Wednesday, 2 July 2025

When nobody believes what everybody believes - more on Word Spells

In response to Francis Berger's comment on Word Spells in Christian theology

Maybe it's like this... 

If someone becomes convinced by the usual-mainstream-modern assumption that truth is objectively located in the external world ("truth is out-there"), and our job is just to perceive and recognize this external truth...

Then such a person never has to convince himself of truth. 

He feels more confident of some proposition only secondarily, not inwardly; e.g. by re-reading and reciting it, by propagating and defending it in public discourse. 


This way of thinking may explain how arguments that cannot really convince, become perpetuated over centuries. 

It happens because, when truth is out-there, reasoning does not even need to convince.

Indeed, nobody ever needs personally to be convinced! 


So we get a world (and this is our actual world, and the world of historical past) where everybody claims/ argues and acts-like they believe some-thing... some-thing that - inwardly - literally nobody believes!

4 comments:

Luke said...

There does seem to be a strong psychological reward for convincing others with word spells, (nice phrasing) even if the spells are borrowed from another. This reward reinforces the confidence in spells, right up until it doesn't and one starts to feel that there's nothing eternal or nothing worth being eternal in the spell. Then it's time to seek out distractions so that you don't have to think about the why, and can go on enjoying the rewards of being convincing.
-Lucas

Bruce Charlton said...

@Luke - I was pretty adept at word wizardry in my early adult life (I published quite a lot of journalism, and did some punditry on radio and tv). But at some point, very belatedly, I realized that persuading other people of this or that surely wasn't the point of life. When I eventually asked myself what I really believed, what I would stake my life on (as it were) - what I really considered to be true - then I got some very different answers.

Derek Ramsey said...

Correspondingly, I've noticed a strong propensity among certain men to a reliance on (oft external) authority.
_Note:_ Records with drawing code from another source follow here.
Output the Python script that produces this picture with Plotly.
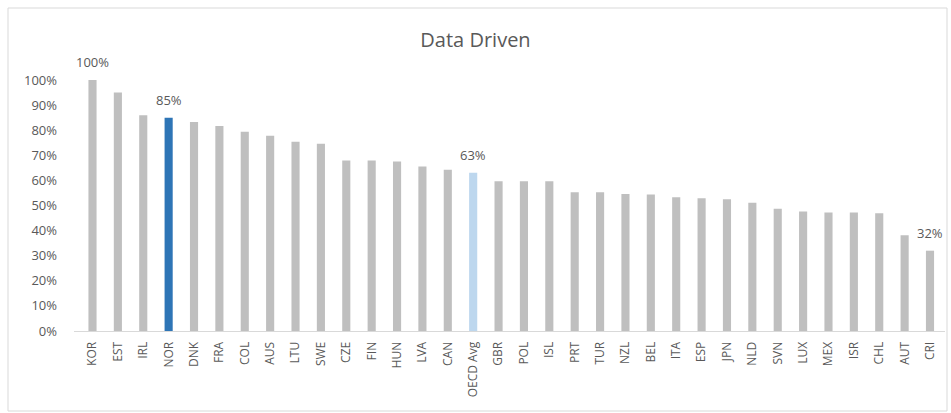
import plotly.graph_objects as go

# Data Driven score by country (percent)
countries = ['KOR', 'EST', 'IRL', 'NOR', 'DNK', 'FRA', 'COL', 'AUS', 'LTU', 'SWE',
             'CZE', 'FIN', 'HUN', 'LVA', 'CAN', 'OECD Avg', 'GBR', 'POL', 'ISL', 'PRT',
             'TUR', 'NZL', 'BEL', 'ITA', 'ESP', 'JPN', 'NLD', 'SVN', 'LUX', 'MEX',
             'ISR', 'CHL', 'AUT', 'CRI']
values = [100, 95, 86, 85, 83.3, 81.7, 79.4, 77.8, 75.4, 74.6,
          67.9, 67.9, 67.5, 65.5, 64.2, 63, 59.7, 59.7, 59.7, 55.3,
          55.3, 54.6, 54.4, 53.3, 52.9, 52.5, 51.1, 48.7, 47.6, 47.2,
          47.2, 46.9, 38.1, 32]
labelled = ['KOR', 'NOR', 'OECD Avg', 'CRI']

GREY = '#BFBFBF'
NOR_BLUE = '#2E75B6'
AVG_BLUE = '#BDD7EE'
TXT = '#595959'

colors = []
for c in countries:
    if c == 'NOR':
        colors.append(NOR_BLUE)
    elif c == 'OECD Avg':
        colors.append(AVG_BLUE)
    else:
        colors.append(GREY)

W, H = 951, 413
ml, mr, mt, mb = 74, 6, 80, 82

fig = go.Figure()
fig.add_trace(go.Bar(
    x=countries, y=values,
    marker=dict(color=colors, line_width=0),
    width=0.32,
    hovertemplate='%{x}: %{y:.0f}%<extra></extra>',
))

# data labels only on the highlighted bars
for c, v in zip(countries, values):
    if c in labelled:
        fig.add_annotation(x=c, y=v, text=f"{v:.0f}%", showarrow=False,
                           yanchor='bottom', yshift=7,
                           font=dict(size=13, color=TXT))

# light frame round the chart area (like the Excel chart border)
pw = W - ml - mr
ph = H - mt - mb
fig.add_shape(type='rect', xref='paper', yref='paper',
              x0=(8 - ml) / pw, x1=(947 - ml) / pw,
              y0=(H - mb - 411) / ph, y1=(H - mb - 8) / ph,
              line=dict(color='#D9D9D9', width=1))

fig.update_layout(
    width=W, height=H,
    margin=dict(l=ml, r=mr, t=mt, b=mb, autoexpand=False),
    title=dict(text='Data Driven', x=0.5, xref='container', xanchor='center',
               y=1 - 40 / H, yanchor='middle',
               font=dict(size=20, color=TXT)),
    font=dict(family='Open Sans, sans-serif', color=TXT),
    plot_bgcolor='white', paper_bgcolor='white',
    showlegend=False,
)
fig.update_xaxes(tickangle=-90, tickfont=dict(size=12, color=TXT),
                 ticklabelstandoff=5,
                 showline=True, linecolor='#D9D9D9', linewidth=1,
                 showgrid=False, ticks='', automargin=False)
fig.update_yaxes(range=[0, 100], dtick=10, ticksuffix='%',
                 tickfont=dict(size=13, color=TXT), ticklabelstandoff=16,
                 showgrid=False, zeroline=False, showline=False, ticks='',
                 automargin=False)

fig.write_html("out.html", config={'displayModeBar': False},
               post_script="document.body.style.margin='0px';")
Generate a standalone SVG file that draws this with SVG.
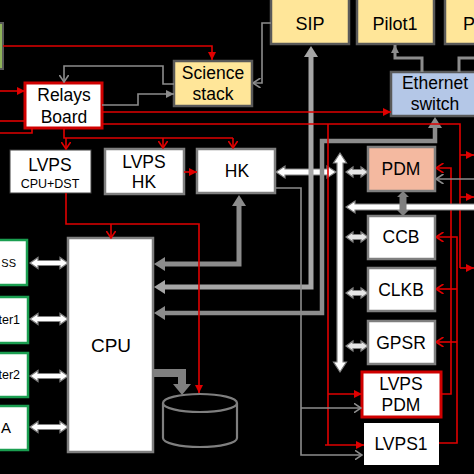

Members of certain denominations (like Eastern Orthodox or Roman Catholicism) enthusiastically embrace the idea that someone else is exerting authority for them. It's not that the denominational Word Spells have convinced them, rather, it is that they want to believe them and perpetuate those Spells. In fact, it is considered highly disordered (i.e. "Protestant") to decide for yourself: to be internally convinced.

This isn't to say that Protestants don't have their own Word Spells, for they obviously do. Even among Protestants you have a strong desire towards blind and thoughtless faith. The explicitly acknowledged mystery of the Trinity is one such example.

It is exceedingly rare to find men who engage in public discourse for the purpose of convincing themselves rather than others. But it is easy to distinguish who these men are because they don't engage in activism.

IMO, Word Spells and activism are the same coin.

Bruce Charlton said...

@Derek - I agree with your first point.

But I think analogous Word Spelling is also be seen among Protestants - to the same degree but with different objects.

Especially, with respect to how to read the Bible, and the nature of its authority (i.e. how the Bible - as a whole, and in its parts, must be "used"). And the basic idea that the Bible should be the supreme and final (and, often, complete) Christian authority is a common Word Spell.

In other words, my point includes all the denominations and churches, including the CJCLDS - but each has its distinctive Achilles heels.

At the deepest level, this issue relates to the business raised by Alasdair MacIntyre in his trio of books: After Virtue; Whose Justice, Which Rationality; and Three Rival Versions of Moral Enquiry - the matter of if/how it is possible to have a *rational* public consensus. (His conclusion is that we "ought to" choose the most comprehensive and coherent description = Thomism... Although Mac himself didn't actually adhere to this in later writings!)

But the matter goes beyond MacIntyre's focus on morality and rationality - because it rests on metaphysics - our ultimate understanding of the nature of reality.